To understand Mswati's significance, one must grasp the precarious position of the Swazi people in the early 19th century. Sandwiched between the powerful Zulu kingdom to the south, the Pedi kingdom to the north, and European colonial forces pressing from the east and west, the Swazi faced existential threats from every direction. Mswati II navigated this treacherous landscape with a combination of military innovation, diplomatic sophistication, and economic reform that would secure the kingdom's survival for generations.
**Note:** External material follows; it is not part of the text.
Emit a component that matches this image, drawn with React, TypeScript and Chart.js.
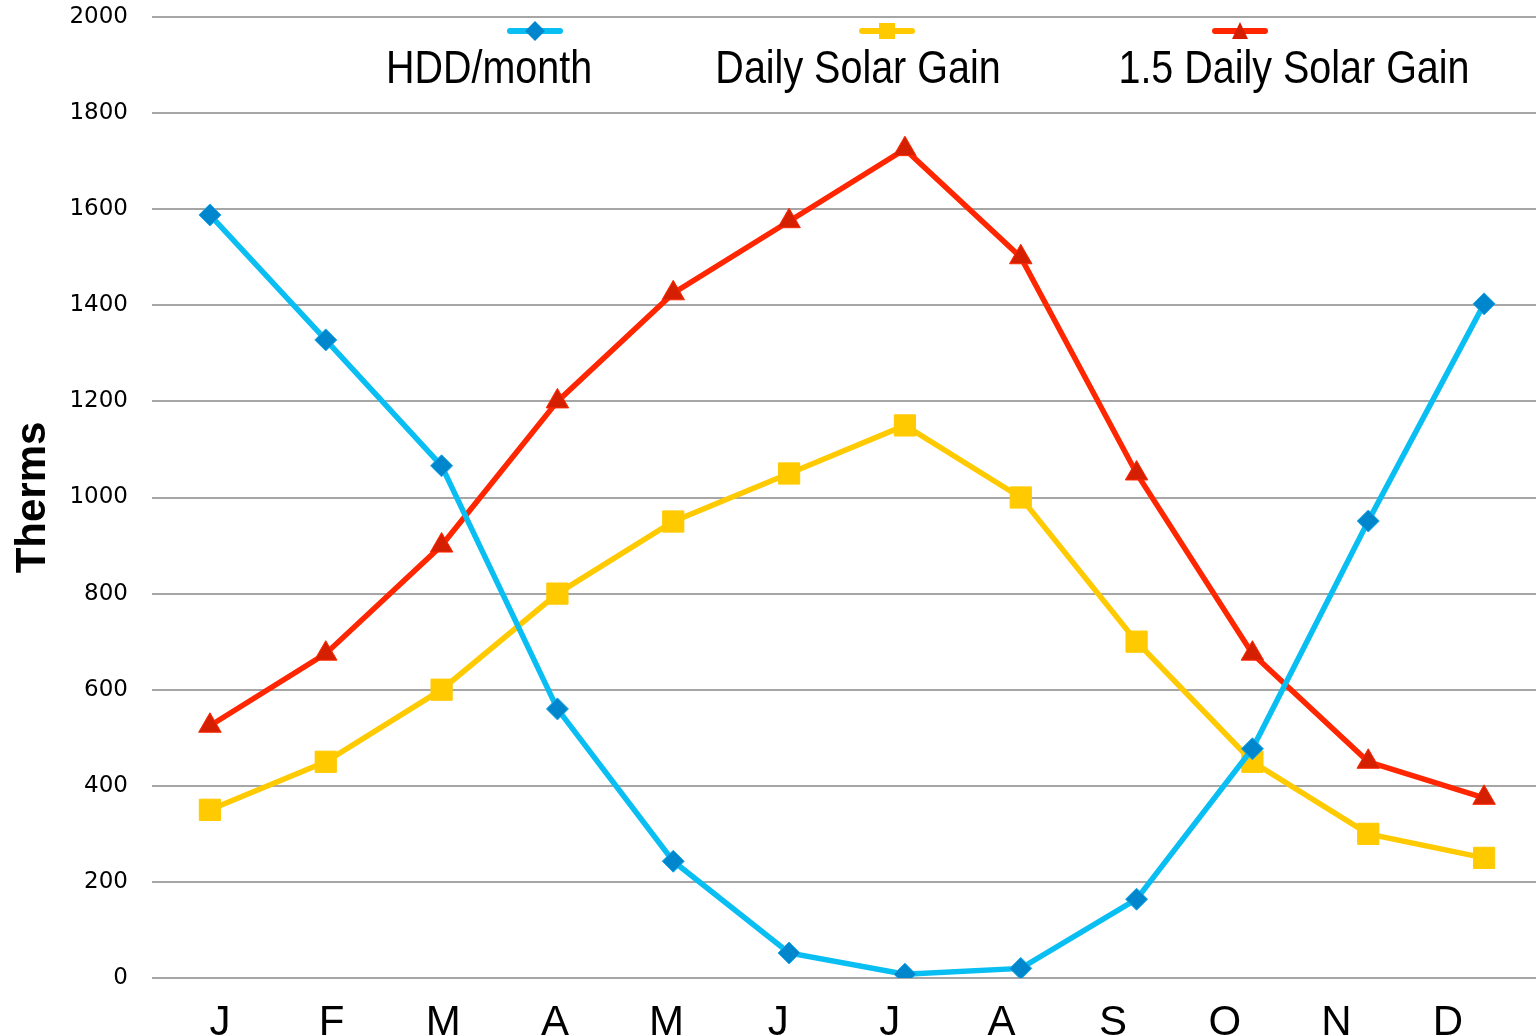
import React, { useEffect, useRef } from "react";
import { Chart, registerables } from "chart.js";

Chart.register(...registerables);

if (typeof document !== "undefined") {
  document.body.style.margin = "0";
  document.documentElement.style.overflow = "hidden";
}

const months = ["J", "F", "M", "A", "M", "J", "J", "A", "S", "O", "N", "D"];
const hddPerMonth = [1588, 1328, 1066, 560, 243, 52, 8, 20, 164, 477, 951, 1403];
const dailySolarGain = [350, 450, 600, 800, 950, 1050, 1150, 1000, 700, 450, 300, 250];
const solarGain15 = [525, 675, 900, 1200, 1425, 1575, 1725, 1500, 1050, 675, 450, 375];
const seriesNames = ["HDD/month", "Daily Solar Gain", "1.5 Daily Solar Gain"];

const BLUE = "#08BEF2";
const BLUE_MK = "#0086CC";
const YELLOW = "#FFCA00";
const RED = "#FF2600";
const RED_MK = "#D42000";

const sans = '"Liberation Sans", Arial, sans-serif';

export default function App() {
  const ref = useRef<HTMLCanvasElement | null>(null);
  useEffect(() => {
    const ctx = ref.current!.getContext("2d")!;
    const chart = new Chart(ctx, {
      type: "line",
      data: {
        labels: months,
        datasets: [
          {
            label: seriesNames[0],
            data: hddPerMonth,
            borderColor: BLUE,
            backgroundColor: BLUE_MK,
            pointBackgroundColor: BLUE_MK,
            pointBorderColor: "#1AA8E8",
            pointBorderWidth: 1,
            pointStyle: "rectRot",
            pointRadius: 11,
            borderWidth: 5.5,
            tension: 0,
          },
          {
            label: seriesNames[1],
            data: dailySolarGain,
            borderColor: YELLOW,
            backgroundColor: YELLOW,
            pointBackgroundColor: YELLOW,
            pointBorderColor: YELLOW,
            pointBorderWidth: 1,
            pointStyle: "rect",
            pointRadius: 15,
            borderWidth: 5.5,
            tension: 0,
          },
          {
            label: seriesNames[2],
            data: solarGain15,
            borderColor: RED,
            backgroundColor: RED_MK,
            pointBackgroundColor: RED_MK,
            pointBorderColor: RED,
            pointBorderWidth: 1,
            pointStyle: "triangle",
            pointRadius: 13,
            borderWidth: 5.5,
            tension: 0,
          },
        ],
      },
      options: {
        responsive: false,
        animation: false,
        layout: { autoPadding: false, padding: { top: 17, left: 0, right: 0, bottom: 0 } },
        plugins: { legend: { display: false }, tooltip: { enabled: false } },
        scales: {
          x: {
            offset: true,
            grid: { display: false },
            border: { display: false },
            ticks: { display: false },
            afterFit: (s: any) => {
              s.height = 0;
              s.paddingLeft = 0;
              s.paddingRight = 0;
            },
          },
          xLabels: {
            type: "linear",
            position: "bottom",
            min: -0.609,
            max: 11.842,
            grid: { display: false },
            border: { display: false },
            afterBuildTicks: (s: any) => {
              s.ticks = months.map((_, i) => ({ value: i }));
            },
            ticks: {
              color: "#000",
              font: { family: sans, size: 42 },
              padding: 12,
              maxRotation: 0,
              autoSkip: false,
              callback: (v: any) => months[v as number] ?? "",
            },
            afterFit: (s: any) => {
              s.height = 57;
              s.paddingLeft = 0;
              s.paddingRight = 0;
            },
          },
          y: {
            min: 0,
            max: 2000,
            border: { display: false },
            grid: { color: "#A6A6A6", lineWidth: 2, drawTicks: false },
            ticks: {
              stepSize: 200,
              color: "#000",
              padding: 24,
              font: { family: '"DejaVu Sans", sans-serif', size: 23 },
              callback: (v: any) => String(v),
            },
            title: {
              display: true,
              text: "Therms",
              color: "#000",
              padding: { top: 8, bottom: 0 },
              font: { family: sans, size: 42, weight: "bold" },
            },
            afterFit: (s: any) => {
              s.width = 152;
              s.paddingTop = 0;
              s.paddingBottom = 0;
            },
          },
        },
      },
    } as any);
    return () => chart.destroy();
  }, []);

  const lineSample = (cx: number, color: string) => (
    <div
      style={{
        position: "absolute",
        left: cx - 28,
        top: 28,
        width: 56,
        height: 6,
        borderRadius: 3,
        background: color,
      }}
    />
  );
  const label = (cx: number, text: string) => (
    <div
      style={{
        position: "absolute",
        left: cx - 250,
        width: 500,
        top: 43,
        textAlign: "center",
        fontFamily: sans,
        fontSize: 47,
        lineHeight: "47px",
        color: "#000",
        whiteSpace: "nowrap",
        transform: "scaleX(0.84)",
        transformOrigin: "center",
      }}
    >
      {text}
    </div>
  );

  return (
    <div style={{ position: "relative", width: 1536, height: 1035, overflow: "hidden", background: "#fff" }}>
      <canvas ref={ref} width={1542} height={1035} style={{ display: "block" }} />
      {lineSample(535, BLUE)}
      <div
        style={{
          position: "absolute",
          left: 535 - 7,
          top: 31 - 7,
          width: 14,
          height: 14,
          background: BLUE_MK,
          transform: "rotate(45deg)",
        }}
      />
      {label(489, seriesNames[0])}
      {lineSample(887, YELLOW)}
      <div
        style={{ position: "absolute", left: 887 - 8, top: 31 - 8, width: 16, height: 16, background: YELLOW }}
      />
      {label(858, seriesNames[1])}
      {lineSample(1240, RED)}
      <div
        style={{
          position: "absolute",
          left: 1240 - 8,
          top: 22,
          width: 0,
          height: 0,
          borderLeft: "8px solid transparent",
          borderRight: "8px solid transparent",
          borderBottom: `17px solid ${RED_MK}`,
        }}
      />
      {label(1294, seriesNames[2])}
    </div>
  );
}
The Early Years: Heir to a Fragile Throne
Born around 1820 as the son of King Sobhuza I, Mswati inherited a kingdom that was still coalescing. Sobhuza I had laid the foundation, forging the core Ngwane people into a cohesive entity after fleeing the Zulu kingdom of Shaka. Yet the nascent Swazi state remained internally fractured, with rival chieftaincies and competing claims to power. When Sobhuza I died in 1839, a succession crisis erupted. Mswati, then a young man in his late teens, had to assert his claim against older brothers and ambitious regents. He succeeded with decisive military backing and diplomatic support from some neighboring clans, earning the title Ngwenyama (Lion)—a moniker that still designates the monarch of Eswatini today.
His first years on the throne were consumed by internal consolidation. He suppressed revolts by dissident chiefs, executed rivals, and replaced local leaders with loyal appointed officials. This "centralization from above" was critical; without a strong core, the kingdom would have been easy prey for the rising tides of colonialism. Mswati also introduced a national council—the Libandla—which formalized the relationship between the monarch and the aristocracy, a structure that endures into modern Eswatini's governance. The Libandla served as both a deliberative body and a check on royal power, creating a system of shared governance that helped stabilize the kingdom during periods of succession and external threat.
Mswati's Military Revolution
Central to Mswati's success was a thorough reorganization of the Swazi military. Before his reign, the army was a loose collection of age-set regiments (emabutfo) with limited coordination. Mswati professionalized these forces, establishing permanent encampments and introducing rigorous training. He also adopted new tactics, including the use of short stabbing spears (iklwa) and large cowhide shields, elements borrowed from the Zulu model but adapted to the wooded, mountainous terrain of the Swazi heartland.
- Expansion of age regiments: He conscripted young men from all regions, breaking tribal loyalties and fostering a pan-Swazi identity. These regiments became the backbone of both the military and the state's administrative apparatus.
- Fortifications: Strategic hilltop kraals were built along the kingdom's borders, serving as both defensive outposts and early warning stations. These fortifications allowed Mswati to project power into contested frontier zones.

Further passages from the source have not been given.